Look to the "negative covenants" section for things your company can't do. Typically, these include restrictions on taking on more debt, pledging any additional assets to others and making distributions to owners. Will these things be a problem for you?
Look for a section that deals with default. What constitutes a default? Must the lender give notice of default? How long does your company have to cure the default and what remedies does the lender have?
There's a lot more to look for, of course, but these are the basics.
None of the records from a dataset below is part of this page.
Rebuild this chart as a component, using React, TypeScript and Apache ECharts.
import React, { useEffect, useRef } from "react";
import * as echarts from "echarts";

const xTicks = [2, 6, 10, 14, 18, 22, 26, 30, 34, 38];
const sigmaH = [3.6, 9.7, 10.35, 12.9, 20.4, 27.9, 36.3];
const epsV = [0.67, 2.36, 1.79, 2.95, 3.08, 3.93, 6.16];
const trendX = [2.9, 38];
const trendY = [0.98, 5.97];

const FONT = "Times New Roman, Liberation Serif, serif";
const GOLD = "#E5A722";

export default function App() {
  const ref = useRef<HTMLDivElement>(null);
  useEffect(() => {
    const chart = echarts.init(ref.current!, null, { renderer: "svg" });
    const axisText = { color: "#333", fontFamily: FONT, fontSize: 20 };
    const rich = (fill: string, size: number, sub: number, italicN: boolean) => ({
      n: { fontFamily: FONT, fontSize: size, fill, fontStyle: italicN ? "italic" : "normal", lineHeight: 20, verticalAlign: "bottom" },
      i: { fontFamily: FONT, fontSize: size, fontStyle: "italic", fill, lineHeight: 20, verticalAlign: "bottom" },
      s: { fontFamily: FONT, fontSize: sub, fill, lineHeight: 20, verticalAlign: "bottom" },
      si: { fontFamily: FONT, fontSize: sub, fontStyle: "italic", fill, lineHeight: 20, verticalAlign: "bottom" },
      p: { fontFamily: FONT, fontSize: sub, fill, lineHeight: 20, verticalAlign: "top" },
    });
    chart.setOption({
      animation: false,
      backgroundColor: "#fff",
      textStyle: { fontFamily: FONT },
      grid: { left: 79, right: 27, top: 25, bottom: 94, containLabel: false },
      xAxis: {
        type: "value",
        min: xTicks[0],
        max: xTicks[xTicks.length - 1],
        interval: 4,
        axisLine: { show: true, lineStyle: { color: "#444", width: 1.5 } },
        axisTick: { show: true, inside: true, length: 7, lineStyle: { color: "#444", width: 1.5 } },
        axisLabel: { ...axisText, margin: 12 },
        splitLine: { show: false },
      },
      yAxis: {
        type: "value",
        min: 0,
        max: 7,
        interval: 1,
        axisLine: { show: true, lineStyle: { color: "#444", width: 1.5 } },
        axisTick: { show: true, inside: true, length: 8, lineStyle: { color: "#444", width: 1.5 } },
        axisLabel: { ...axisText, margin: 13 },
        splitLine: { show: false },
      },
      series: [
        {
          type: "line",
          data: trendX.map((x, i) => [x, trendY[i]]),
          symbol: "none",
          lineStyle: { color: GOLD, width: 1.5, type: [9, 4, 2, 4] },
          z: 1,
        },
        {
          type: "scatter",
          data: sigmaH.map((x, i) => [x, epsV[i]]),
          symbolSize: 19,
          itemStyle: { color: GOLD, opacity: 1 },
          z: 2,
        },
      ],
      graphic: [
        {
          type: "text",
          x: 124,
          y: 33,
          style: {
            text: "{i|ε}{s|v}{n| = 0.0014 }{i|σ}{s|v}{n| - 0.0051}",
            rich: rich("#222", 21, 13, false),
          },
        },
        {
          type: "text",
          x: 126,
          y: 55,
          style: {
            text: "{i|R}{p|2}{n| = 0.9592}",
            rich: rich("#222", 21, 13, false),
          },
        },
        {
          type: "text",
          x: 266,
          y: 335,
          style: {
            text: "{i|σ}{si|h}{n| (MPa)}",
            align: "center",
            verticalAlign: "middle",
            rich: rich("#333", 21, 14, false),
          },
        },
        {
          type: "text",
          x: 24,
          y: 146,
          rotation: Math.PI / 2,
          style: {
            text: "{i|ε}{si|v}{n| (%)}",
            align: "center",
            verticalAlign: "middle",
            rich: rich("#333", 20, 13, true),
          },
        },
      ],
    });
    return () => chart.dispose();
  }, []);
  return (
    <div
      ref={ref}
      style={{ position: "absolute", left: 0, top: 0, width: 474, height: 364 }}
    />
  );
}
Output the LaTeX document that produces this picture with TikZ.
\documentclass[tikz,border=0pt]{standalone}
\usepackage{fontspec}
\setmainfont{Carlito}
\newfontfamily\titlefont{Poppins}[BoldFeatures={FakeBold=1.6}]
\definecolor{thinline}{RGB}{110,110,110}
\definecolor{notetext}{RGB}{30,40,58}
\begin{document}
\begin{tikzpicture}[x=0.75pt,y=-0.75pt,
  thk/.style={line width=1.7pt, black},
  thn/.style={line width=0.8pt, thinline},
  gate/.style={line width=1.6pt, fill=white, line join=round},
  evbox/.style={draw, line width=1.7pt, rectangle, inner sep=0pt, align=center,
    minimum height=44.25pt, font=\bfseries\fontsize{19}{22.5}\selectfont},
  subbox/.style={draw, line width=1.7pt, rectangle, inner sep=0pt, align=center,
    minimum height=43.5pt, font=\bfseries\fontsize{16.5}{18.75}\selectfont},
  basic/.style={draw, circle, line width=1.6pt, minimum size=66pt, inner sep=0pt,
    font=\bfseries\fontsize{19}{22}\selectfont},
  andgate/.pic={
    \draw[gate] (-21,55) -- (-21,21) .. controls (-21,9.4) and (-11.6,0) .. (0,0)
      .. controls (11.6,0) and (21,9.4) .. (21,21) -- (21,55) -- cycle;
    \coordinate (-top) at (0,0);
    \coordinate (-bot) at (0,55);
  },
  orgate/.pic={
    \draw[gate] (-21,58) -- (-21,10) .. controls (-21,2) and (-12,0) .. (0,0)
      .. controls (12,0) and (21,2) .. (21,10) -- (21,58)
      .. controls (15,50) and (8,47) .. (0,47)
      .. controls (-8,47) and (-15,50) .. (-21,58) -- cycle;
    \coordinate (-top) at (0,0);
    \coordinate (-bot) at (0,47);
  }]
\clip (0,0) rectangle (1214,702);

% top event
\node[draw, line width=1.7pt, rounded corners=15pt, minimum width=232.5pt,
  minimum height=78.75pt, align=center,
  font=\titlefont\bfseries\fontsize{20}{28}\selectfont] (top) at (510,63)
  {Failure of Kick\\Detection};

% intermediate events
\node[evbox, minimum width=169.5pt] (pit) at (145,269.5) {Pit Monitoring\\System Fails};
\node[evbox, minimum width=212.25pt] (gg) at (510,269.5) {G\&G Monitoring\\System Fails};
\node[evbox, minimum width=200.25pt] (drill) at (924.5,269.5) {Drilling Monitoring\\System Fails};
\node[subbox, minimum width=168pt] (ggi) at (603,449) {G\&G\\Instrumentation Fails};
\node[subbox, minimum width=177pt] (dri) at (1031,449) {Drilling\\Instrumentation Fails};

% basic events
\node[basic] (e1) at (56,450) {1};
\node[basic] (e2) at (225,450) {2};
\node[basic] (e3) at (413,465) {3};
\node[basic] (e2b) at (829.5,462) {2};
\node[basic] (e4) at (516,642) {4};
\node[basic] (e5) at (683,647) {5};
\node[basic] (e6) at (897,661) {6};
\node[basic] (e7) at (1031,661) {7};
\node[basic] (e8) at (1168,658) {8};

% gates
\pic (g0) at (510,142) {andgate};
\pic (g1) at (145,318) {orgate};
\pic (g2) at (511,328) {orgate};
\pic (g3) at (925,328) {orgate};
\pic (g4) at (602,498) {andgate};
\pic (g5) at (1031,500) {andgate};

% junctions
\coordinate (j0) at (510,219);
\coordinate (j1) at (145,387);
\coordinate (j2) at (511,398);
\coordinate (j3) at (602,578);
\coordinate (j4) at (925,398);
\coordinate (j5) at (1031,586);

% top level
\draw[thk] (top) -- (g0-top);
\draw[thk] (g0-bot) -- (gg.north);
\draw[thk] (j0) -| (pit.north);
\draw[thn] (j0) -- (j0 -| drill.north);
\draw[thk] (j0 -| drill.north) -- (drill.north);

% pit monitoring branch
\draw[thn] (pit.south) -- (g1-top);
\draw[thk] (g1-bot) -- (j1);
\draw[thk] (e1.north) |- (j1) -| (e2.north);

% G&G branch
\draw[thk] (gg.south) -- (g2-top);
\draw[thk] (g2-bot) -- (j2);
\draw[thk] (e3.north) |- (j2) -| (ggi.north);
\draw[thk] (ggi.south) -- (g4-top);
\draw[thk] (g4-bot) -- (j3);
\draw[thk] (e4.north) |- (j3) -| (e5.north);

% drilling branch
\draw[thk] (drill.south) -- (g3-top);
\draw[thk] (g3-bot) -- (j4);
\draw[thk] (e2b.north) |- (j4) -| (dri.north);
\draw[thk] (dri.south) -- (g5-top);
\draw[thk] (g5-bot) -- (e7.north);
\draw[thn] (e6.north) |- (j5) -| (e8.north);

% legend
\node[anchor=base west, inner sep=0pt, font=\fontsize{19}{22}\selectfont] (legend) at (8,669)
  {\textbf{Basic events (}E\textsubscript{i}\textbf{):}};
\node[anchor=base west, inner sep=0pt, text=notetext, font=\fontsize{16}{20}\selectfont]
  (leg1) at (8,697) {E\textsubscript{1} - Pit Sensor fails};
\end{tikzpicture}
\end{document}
Two final thoughts In addition to the meat of the agreements themselves, keep this in mind:
- Use a good attorney. Remember, these are legal documents. So have a lawyer read, or better still, negotiate them, too. A good attorney is one whose day-to-day practice matches up with your type and size of loan and your capital structure (other loans, term loans, etc.). A lawyer who works with your kind of documents on a frequent basis will also know the market for competitive terms and conditions. If your company is borrowing money to finance real estate, for example, make sure your attorney is well versed in these types of loans.
- Read the documents yourself - and review them periodically. Particularly when things don't go as intended and you are unhappy with your lender (the feeling is usually mutual at that point), review the documents. Do the documents require the lender to do what you want? Probably not. When the lender threatens to do something, or in fact does something you don't like, did you already agree the lender could take these particular actions, given the current situation? It's vital that you understand what you have agreed to.
In short, while loan documents are indeed voluminous and boring (except to certain lawyers), they can and do have tremendous impact on both the operation and longevity of your business.